## Objective
Find the lines that hold "What". Report only how many there are.

══════════

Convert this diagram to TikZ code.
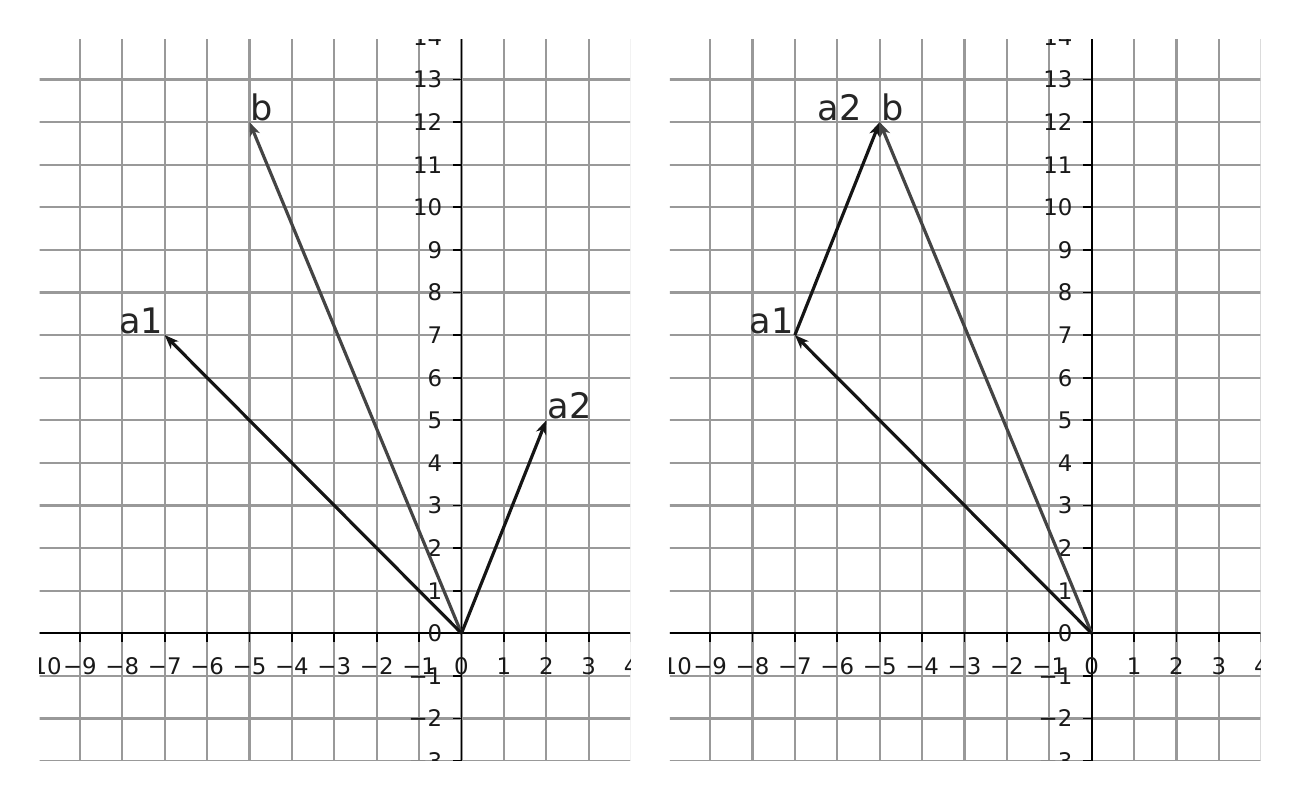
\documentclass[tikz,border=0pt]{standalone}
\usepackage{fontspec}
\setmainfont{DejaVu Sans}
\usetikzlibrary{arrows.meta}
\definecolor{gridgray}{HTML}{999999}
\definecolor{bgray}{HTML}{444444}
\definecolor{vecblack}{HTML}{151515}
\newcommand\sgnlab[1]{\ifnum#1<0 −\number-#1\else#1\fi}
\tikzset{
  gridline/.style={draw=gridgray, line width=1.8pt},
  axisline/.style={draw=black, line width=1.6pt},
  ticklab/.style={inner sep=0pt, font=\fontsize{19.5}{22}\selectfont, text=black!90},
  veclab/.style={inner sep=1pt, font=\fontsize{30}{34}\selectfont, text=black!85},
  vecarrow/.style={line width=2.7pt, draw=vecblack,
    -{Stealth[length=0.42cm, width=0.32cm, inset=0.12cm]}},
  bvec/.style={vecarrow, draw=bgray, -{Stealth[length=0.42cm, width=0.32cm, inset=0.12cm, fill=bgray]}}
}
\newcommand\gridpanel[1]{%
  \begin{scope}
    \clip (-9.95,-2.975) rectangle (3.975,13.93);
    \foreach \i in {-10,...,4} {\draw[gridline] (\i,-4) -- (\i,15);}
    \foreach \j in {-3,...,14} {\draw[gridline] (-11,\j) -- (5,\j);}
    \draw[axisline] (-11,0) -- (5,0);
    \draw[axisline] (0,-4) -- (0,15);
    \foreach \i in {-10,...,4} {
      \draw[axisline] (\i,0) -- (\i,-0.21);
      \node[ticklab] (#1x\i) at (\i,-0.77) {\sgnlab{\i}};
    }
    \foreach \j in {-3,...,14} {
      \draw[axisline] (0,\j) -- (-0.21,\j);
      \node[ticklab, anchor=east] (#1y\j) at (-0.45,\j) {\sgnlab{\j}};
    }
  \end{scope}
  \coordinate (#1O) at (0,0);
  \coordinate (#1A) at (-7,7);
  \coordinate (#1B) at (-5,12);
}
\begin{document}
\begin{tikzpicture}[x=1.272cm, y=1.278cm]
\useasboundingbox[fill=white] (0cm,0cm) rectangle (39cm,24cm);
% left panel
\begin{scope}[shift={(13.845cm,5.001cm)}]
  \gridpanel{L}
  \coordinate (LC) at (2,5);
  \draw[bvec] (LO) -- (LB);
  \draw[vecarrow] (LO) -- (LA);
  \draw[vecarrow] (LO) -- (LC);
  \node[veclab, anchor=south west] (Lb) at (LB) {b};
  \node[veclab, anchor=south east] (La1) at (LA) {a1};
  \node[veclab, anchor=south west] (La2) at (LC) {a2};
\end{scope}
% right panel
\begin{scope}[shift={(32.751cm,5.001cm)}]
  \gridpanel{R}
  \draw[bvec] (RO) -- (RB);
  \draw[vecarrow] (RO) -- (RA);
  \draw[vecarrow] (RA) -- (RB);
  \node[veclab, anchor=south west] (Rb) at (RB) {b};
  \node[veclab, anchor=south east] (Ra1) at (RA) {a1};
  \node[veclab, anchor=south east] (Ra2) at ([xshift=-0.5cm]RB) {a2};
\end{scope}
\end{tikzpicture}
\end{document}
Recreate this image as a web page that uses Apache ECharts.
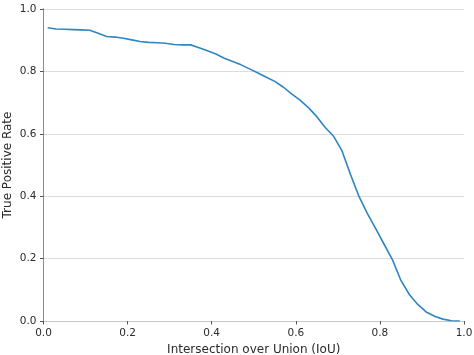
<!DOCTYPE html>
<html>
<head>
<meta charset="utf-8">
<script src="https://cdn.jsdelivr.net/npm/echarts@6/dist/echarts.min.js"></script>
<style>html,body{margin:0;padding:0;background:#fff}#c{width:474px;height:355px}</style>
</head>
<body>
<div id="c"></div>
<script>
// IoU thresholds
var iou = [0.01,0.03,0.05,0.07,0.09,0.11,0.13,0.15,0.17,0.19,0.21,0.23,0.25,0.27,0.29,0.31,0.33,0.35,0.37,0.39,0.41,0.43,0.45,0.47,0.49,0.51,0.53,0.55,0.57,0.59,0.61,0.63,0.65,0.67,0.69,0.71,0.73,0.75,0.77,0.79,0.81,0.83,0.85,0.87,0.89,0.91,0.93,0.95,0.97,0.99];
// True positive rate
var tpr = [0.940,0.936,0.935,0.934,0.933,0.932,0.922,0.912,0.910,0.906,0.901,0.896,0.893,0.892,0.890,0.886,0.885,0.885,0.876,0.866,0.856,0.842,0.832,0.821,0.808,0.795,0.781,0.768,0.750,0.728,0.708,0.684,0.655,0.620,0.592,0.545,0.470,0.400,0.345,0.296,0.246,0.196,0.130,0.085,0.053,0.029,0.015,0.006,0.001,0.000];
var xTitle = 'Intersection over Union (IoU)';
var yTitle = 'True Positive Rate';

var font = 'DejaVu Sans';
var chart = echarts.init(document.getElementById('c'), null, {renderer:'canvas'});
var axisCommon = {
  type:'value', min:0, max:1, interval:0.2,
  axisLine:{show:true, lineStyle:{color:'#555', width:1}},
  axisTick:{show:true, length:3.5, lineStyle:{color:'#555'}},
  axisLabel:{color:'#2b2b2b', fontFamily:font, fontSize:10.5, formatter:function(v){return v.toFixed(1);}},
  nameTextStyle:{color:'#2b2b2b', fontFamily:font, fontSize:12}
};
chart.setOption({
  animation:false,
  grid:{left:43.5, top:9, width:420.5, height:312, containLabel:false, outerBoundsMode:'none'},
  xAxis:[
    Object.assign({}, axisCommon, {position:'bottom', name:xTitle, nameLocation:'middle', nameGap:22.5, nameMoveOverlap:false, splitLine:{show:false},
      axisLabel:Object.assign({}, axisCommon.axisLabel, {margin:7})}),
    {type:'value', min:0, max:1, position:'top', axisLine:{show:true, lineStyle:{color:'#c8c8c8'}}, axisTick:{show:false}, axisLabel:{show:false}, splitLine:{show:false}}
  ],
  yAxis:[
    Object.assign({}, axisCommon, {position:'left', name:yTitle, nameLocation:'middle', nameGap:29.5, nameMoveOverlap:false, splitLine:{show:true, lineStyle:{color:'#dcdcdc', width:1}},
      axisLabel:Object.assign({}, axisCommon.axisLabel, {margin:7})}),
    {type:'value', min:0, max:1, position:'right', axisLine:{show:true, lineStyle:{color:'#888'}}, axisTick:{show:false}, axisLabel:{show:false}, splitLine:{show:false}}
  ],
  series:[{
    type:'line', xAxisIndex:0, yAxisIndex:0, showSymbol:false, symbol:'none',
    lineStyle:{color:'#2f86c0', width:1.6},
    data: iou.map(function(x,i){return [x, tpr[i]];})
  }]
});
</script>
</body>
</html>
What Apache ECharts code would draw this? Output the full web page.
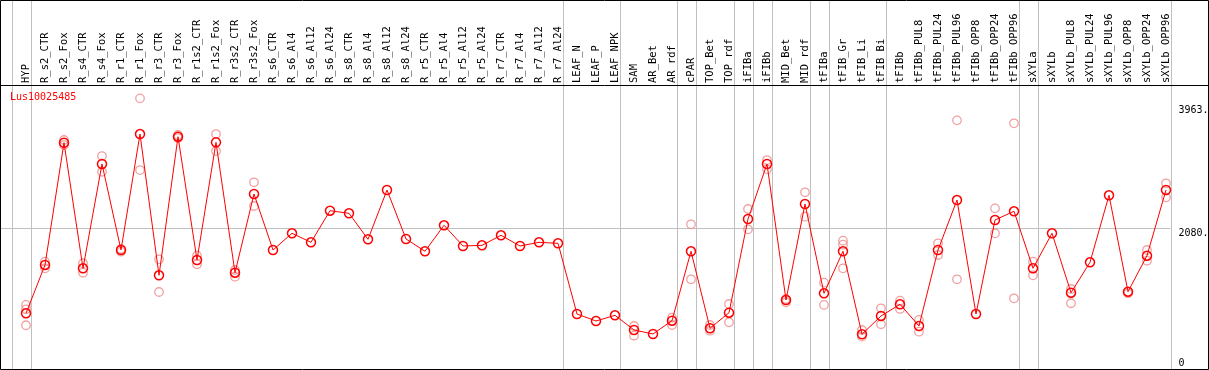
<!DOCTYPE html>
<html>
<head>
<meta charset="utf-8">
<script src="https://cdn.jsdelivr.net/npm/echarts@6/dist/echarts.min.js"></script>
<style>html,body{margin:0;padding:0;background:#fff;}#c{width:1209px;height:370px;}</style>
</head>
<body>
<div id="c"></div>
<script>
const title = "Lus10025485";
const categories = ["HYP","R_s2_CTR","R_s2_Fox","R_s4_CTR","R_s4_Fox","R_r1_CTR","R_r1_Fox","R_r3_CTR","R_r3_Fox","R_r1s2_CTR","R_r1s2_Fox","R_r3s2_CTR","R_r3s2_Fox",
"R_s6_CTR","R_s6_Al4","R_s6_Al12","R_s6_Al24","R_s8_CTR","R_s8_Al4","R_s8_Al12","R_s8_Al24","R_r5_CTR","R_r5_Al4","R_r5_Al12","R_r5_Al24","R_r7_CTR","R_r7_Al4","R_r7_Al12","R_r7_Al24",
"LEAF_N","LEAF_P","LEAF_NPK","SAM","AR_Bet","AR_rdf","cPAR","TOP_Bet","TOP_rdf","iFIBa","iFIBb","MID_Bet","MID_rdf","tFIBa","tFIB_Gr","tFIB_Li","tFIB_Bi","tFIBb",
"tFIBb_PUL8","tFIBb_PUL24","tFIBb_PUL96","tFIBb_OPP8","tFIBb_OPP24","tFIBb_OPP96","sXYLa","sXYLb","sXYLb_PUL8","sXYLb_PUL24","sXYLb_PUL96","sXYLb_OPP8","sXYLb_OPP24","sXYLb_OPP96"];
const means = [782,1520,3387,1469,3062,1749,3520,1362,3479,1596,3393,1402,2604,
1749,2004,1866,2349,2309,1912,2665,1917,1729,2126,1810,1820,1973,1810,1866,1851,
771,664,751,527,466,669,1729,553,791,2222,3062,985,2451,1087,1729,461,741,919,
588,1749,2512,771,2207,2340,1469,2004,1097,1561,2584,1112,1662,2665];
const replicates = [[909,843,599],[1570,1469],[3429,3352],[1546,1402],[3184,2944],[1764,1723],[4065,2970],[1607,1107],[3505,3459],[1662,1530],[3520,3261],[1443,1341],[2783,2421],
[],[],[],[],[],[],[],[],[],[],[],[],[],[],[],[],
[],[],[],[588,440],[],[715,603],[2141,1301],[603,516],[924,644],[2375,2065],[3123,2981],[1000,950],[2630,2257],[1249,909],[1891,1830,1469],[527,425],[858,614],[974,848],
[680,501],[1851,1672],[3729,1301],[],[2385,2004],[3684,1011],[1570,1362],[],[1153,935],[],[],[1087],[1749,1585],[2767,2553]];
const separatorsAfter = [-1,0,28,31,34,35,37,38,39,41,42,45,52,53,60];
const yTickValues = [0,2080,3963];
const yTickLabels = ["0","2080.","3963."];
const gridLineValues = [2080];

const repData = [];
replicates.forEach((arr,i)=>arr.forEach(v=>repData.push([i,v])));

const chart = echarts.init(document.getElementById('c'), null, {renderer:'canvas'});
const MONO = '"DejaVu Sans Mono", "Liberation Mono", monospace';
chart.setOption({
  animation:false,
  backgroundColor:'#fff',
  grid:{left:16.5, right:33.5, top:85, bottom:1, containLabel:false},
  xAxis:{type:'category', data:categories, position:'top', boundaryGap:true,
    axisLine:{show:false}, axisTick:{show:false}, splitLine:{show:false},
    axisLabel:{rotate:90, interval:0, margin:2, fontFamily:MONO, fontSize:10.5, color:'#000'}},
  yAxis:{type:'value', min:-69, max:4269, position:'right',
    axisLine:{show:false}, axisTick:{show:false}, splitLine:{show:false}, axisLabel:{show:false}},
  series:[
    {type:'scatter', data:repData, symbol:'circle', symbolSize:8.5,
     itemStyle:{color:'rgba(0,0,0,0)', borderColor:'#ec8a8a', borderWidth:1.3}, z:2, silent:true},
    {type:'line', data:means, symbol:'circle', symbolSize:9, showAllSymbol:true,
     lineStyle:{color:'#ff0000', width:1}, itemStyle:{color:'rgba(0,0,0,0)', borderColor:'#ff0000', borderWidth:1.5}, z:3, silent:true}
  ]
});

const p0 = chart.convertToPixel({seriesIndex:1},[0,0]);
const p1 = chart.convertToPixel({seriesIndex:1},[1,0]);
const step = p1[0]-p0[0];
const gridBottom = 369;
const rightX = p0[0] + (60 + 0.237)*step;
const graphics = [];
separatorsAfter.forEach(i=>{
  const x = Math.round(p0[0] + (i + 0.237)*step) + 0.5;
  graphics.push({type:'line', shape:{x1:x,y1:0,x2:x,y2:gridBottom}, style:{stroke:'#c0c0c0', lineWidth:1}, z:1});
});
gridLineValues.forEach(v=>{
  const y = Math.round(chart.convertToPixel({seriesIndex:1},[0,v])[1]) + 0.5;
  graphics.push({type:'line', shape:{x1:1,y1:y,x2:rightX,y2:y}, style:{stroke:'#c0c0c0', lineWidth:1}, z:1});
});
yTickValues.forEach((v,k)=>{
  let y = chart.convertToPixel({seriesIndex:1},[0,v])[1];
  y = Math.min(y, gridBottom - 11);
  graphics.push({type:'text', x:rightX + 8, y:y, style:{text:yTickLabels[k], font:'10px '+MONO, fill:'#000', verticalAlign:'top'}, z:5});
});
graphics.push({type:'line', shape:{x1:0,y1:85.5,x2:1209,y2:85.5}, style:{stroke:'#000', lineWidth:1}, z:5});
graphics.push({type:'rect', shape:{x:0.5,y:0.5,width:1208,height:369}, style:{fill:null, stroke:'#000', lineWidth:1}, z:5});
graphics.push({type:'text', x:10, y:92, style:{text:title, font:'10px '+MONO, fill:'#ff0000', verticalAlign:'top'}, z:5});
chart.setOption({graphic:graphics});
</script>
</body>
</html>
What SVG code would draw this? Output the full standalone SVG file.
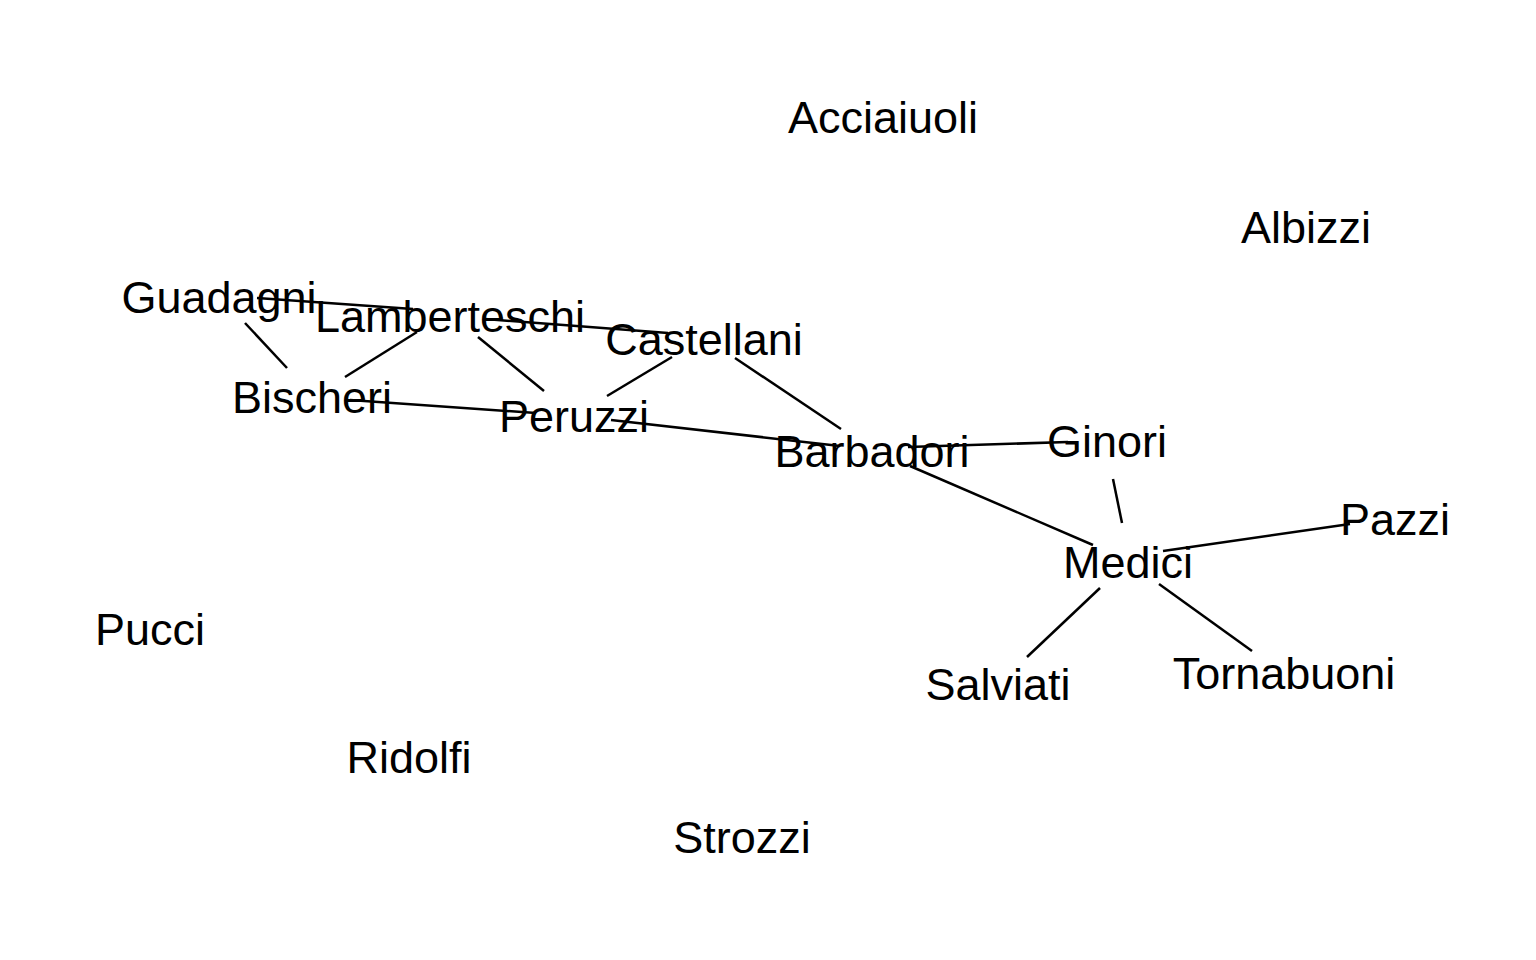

══════════

## Exercise output
2